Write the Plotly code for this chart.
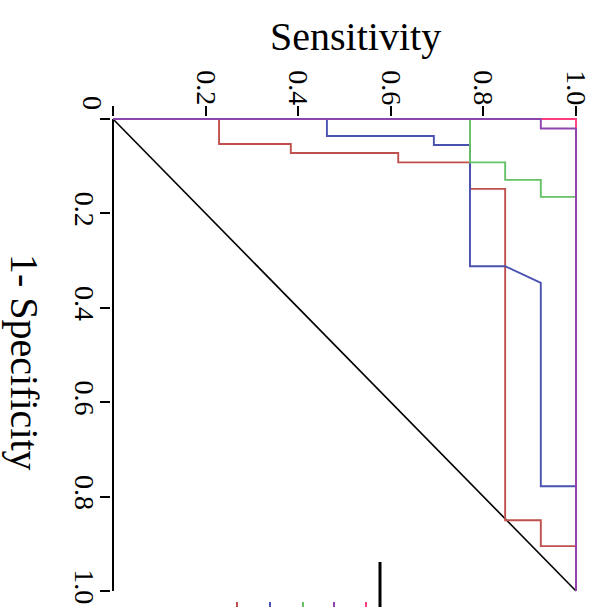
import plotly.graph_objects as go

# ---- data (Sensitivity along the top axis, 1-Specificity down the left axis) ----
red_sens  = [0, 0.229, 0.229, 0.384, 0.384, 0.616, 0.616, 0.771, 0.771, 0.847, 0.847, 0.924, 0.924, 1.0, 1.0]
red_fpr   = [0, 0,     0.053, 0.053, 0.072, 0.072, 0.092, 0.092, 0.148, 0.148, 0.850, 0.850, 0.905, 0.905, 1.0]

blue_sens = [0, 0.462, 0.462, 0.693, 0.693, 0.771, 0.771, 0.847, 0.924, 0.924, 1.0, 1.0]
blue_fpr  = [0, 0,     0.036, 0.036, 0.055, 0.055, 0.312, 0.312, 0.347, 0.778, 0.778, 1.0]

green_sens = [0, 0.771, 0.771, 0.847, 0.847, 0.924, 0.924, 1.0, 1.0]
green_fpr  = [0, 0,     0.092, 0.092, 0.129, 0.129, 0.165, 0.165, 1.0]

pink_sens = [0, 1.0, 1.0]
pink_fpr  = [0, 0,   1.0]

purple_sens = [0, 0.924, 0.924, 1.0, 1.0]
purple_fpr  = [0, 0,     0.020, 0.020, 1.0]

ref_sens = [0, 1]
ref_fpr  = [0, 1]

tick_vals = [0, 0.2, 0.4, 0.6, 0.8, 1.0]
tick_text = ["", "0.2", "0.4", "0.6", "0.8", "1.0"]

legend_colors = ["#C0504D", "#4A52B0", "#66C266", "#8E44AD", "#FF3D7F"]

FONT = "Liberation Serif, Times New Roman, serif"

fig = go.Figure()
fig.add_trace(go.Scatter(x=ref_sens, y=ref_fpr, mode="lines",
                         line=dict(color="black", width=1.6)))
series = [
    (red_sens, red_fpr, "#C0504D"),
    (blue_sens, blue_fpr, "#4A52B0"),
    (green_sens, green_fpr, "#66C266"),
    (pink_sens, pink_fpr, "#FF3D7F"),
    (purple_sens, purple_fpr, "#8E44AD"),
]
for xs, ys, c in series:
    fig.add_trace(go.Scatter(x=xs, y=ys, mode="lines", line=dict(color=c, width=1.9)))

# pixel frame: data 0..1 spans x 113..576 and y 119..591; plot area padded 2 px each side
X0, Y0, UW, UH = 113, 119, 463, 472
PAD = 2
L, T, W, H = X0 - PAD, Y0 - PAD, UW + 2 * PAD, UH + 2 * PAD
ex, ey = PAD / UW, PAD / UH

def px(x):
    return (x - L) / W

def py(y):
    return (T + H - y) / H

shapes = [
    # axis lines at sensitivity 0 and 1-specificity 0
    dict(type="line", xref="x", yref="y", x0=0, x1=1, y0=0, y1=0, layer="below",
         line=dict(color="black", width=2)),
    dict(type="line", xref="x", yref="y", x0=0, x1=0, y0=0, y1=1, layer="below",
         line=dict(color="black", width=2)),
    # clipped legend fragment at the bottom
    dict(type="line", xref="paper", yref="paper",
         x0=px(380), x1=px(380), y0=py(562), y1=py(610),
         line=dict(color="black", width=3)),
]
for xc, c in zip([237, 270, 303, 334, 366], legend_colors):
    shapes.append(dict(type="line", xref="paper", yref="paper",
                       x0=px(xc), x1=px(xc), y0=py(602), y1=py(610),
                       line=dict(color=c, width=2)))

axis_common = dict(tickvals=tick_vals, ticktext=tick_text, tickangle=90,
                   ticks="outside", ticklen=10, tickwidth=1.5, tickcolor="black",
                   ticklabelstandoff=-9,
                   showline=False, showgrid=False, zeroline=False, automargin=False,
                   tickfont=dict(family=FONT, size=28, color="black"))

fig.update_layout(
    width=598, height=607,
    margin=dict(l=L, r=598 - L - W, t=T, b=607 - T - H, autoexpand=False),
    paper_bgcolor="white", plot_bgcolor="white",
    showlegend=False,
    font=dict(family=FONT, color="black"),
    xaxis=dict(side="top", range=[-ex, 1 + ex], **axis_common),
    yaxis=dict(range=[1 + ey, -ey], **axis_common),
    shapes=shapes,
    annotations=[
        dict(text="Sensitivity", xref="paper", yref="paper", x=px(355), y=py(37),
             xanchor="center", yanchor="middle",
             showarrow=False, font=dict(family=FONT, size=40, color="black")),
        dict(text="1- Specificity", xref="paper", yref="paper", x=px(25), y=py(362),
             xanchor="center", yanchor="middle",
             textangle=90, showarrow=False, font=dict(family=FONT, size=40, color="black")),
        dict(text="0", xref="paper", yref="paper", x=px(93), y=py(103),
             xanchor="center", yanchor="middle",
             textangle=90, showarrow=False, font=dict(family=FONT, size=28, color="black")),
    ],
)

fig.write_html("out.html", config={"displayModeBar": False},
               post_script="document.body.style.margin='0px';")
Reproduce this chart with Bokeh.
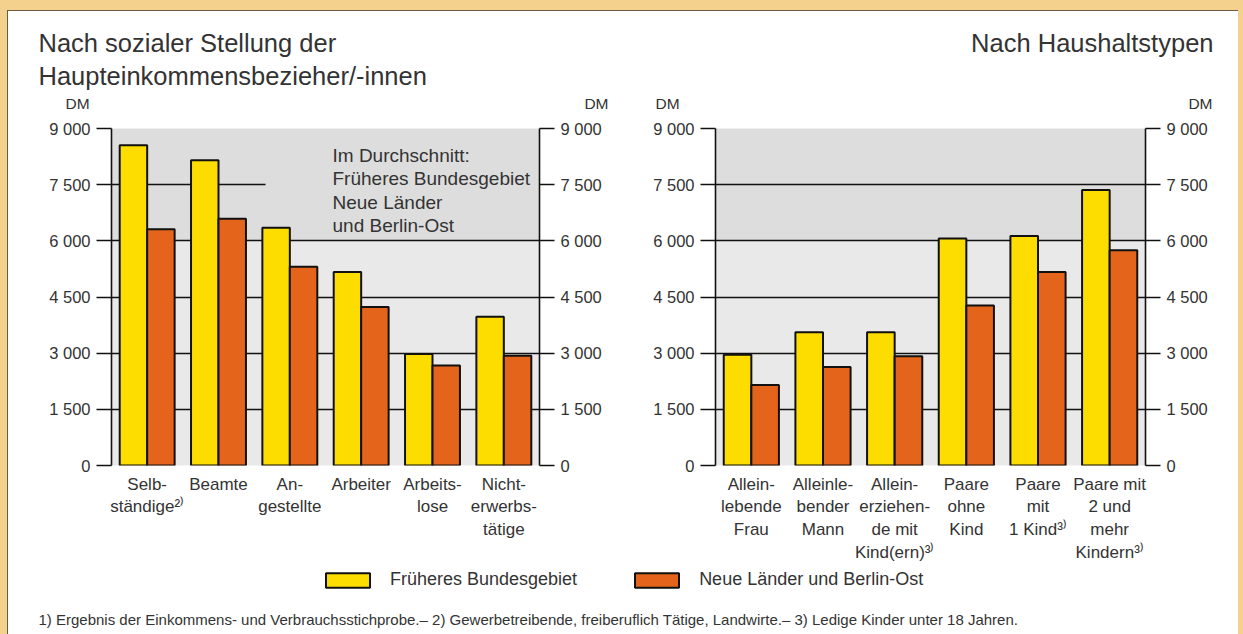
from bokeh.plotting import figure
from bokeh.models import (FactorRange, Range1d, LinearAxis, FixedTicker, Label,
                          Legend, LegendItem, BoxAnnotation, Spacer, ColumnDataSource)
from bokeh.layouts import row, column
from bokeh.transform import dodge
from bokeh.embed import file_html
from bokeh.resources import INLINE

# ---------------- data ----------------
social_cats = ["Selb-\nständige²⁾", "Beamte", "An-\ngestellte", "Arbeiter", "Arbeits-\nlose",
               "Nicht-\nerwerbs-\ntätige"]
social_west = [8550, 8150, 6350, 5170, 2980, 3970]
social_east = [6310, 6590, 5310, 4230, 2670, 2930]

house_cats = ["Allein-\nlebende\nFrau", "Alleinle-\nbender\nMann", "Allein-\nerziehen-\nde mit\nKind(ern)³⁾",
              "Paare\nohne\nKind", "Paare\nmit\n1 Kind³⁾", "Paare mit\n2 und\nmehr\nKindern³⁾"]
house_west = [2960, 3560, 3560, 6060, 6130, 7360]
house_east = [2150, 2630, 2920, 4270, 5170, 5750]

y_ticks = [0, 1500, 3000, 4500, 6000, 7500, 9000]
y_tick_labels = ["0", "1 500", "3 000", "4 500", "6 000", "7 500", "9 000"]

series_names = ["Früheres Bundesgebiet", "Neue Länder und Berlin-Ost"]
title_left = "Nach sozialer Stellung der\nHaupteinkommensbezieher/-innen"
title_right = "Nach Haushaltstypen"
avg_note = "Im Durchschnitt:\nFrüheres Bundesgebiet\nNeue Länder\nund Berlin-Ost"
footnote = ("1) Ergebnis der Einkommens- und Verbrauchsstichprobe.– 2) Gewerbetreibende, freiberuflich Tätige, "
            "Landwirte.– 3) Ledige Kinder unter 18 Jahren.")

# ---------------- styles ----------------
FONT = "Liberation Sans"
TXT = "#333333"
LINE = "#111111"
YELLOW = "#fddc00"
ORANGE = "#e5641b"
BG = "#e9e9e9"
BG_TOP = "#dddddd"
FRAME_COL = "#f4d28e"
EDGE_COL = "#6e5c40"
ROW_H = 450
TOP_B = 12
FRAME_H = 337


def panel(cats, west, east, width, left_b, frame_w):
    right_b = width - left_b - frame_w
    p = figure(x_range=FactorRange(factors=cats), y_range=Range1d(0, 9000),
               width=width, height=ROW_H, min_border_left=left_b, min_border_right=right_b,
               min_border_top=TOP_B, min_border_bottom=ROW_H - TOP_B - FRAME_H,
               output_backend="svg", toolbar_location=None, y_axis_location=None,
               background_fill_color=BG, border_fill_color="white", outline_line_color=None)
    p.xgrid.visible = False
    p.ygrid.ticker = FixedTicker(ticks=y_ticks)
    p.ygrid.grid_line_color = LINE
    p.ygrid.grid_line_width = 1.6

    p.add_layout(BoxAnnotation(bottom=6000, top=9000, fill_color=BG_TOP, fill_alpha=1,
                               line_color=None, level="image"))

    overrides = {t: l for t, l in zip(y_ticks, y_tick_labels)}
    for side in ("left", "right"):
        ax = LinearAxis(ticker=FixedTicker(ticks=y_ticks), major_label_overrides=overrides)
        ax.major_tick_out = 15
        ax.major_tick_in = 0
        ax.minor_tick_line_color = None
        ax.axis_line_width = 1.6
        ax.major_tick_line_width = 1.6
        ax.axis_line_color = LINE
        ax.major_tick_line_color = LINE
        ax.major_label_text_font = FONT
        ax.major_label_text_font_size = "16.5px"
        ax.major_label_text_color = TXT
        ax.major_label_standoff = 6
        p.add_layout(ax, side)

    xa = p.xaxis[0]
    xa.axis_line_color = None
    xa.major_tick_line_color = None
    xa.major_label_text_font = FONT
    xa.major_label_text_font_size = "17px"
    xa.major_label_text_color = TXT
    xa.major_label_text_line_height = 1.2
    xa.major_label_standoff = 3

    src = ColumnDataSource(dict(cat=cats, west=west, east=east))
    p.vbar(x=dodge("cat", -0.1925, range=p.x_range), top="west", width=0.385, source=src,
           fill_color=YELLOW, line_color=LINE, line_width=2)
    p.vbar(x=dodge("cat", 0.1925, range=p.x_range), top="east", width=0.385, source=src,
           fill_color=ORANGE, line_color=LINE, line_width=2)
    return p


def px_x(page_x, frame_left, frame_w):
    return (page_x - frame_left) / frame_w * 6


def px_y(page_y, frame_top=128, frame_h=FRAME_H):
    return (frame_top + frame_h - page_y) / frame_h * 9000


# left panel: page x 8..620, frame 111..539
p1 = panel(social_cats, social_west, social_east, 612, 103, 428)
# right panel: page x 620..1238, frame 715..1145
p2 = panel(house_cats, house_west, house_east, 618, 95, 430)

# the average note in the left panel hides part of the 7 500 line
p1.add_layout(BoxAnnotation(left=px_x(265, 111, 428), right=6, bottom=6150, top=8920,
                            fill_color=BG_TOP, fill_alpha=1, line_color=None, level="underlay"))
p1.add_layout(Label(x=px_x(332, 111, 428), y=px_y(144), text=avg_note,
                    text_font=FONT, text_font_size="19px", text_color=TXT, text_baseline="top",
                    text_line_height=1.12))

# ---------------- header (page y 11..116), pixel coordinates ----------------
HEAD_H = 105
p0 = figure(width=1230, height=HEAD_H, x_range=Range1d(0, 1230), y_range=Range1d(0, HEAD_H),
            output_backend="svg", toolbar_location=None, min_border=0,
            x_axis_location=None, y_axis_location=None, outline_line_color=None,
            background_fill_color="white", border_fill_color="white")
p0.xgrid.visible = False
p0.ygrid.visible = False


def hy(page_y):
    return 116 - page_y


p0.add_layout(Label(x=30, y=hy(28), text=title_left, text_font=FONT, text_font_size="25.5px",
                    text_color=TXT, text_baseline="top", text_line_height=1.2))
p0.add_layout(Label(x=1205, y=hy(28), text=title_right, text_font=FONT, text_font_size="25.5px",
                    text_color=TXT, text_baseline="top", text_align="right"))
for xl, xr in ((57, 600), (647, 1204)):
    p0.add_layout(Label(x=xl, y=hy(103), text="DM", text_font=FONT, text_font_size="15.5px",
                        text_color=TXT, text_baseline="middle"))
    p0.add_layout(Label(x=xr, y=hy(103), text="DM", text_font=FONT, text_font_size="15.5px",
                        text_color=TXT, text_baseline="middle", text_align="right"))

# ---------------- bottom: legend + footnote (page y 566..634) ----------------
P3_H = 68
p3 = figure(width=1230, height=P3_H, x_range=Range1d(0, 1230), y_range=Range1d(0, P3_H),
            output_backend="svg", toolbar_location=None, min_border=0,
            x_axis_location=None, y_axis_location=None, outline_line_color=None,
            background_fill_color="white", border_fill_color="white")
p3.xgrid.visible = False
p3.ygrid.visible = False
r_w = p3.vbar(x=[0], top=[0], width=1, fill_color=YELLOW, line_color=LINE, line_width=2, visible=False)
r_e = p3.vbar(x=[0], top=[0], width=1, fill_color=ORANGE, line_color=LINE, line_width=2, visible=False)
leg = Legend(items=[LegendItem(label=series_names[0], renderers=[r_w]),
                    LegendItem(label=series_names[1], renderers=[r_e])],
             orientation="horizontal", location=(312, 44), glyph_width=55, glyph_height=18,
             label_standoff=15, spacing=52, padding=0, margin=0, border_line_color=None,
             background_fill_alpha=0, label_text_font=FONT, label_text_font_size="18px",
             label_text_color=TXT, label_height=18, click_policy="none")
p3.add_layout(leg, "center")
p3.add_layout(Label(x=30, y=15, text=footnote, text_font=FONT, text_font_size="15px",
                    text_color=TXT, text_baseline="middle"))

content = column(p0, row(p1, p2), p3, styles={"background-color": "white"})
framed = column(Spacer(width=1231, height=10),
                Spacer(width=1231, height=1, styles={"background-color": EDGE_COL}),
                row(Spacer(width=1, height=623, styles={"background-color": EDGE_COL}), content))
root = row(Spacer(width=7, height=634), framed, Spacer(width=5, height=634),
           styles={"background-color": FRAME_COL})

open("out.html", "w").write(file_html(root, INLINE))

────────

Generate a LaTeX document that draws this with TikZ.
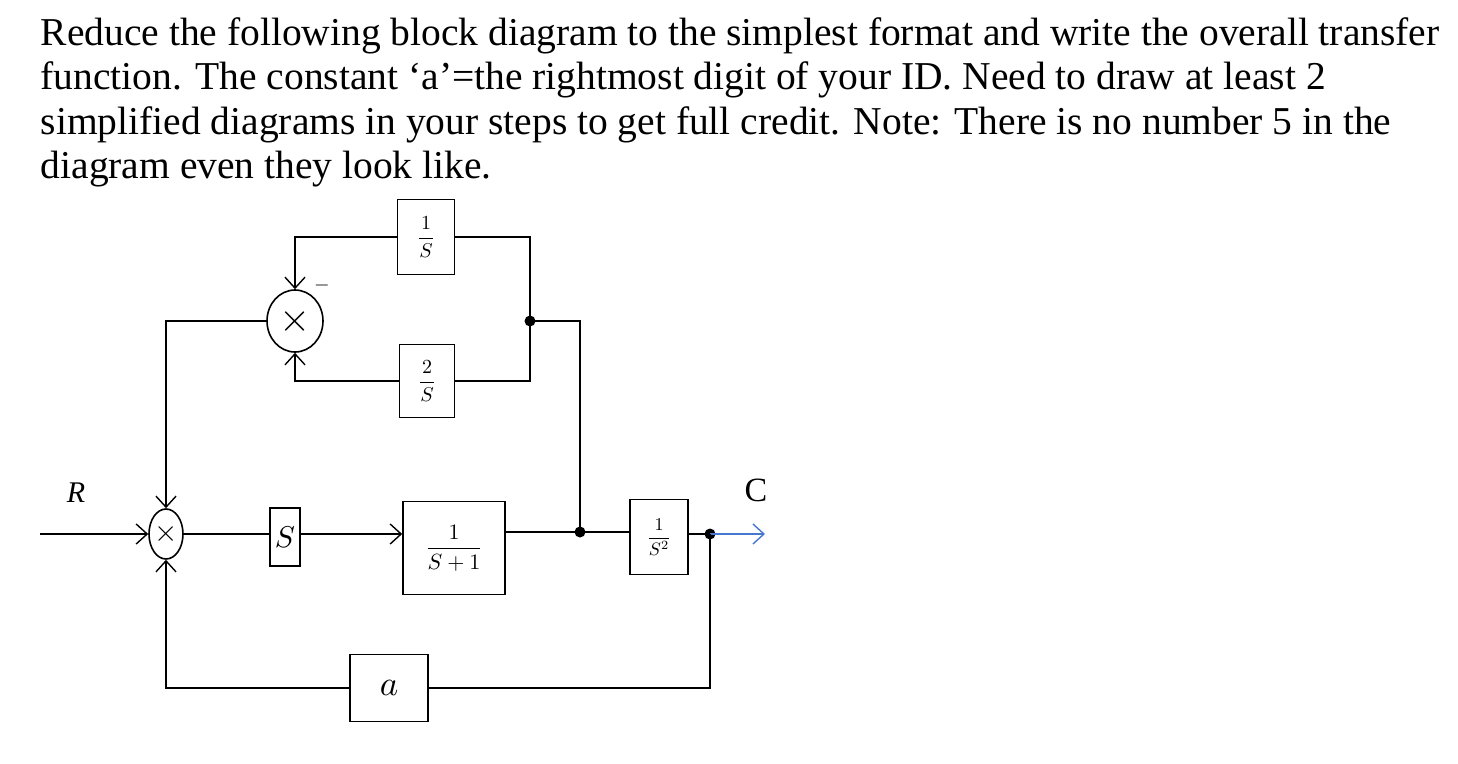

────────

» Task statement: Begin with the line where "Write the Plotly code for this chart." appears and end with the line where "0.778, 0.778, 1.0]" appears. Copy only that stretch, exactly, with no pictures.

» Result:
Write the Plotly code for this chart.
import plotly.graph_objects as go

# ---- data (Sensitivity along the top axis, 1-Specificity down the left axis) ----
red_sens  = [0, 0.229, 0.229, 0.384, 0.384, 0.616, 0.616, 0.771, 0.771, 0.847, 0.847, 0.924, 0.924, 1.0, 1.0]
red_fpr   = [0, 0,     0.053, 0.053, 0.072, 0.072, 0.092, 0.092, 0.148, 0.148, 0.850, 0.850, 0.905, 0.905, 1.0]

blue_sens = [0, 0.462, 0.462, 0.693, 0.693, 0.771, 0.771, 0.847, 0.924, 0.924, 1.0, 1.0]
blue_fpr  = [0, 0,     0.036, 0.036, 0.055, 0.055, 0.312, 0.312, 0.347, 0.778, 0.778, 1.0]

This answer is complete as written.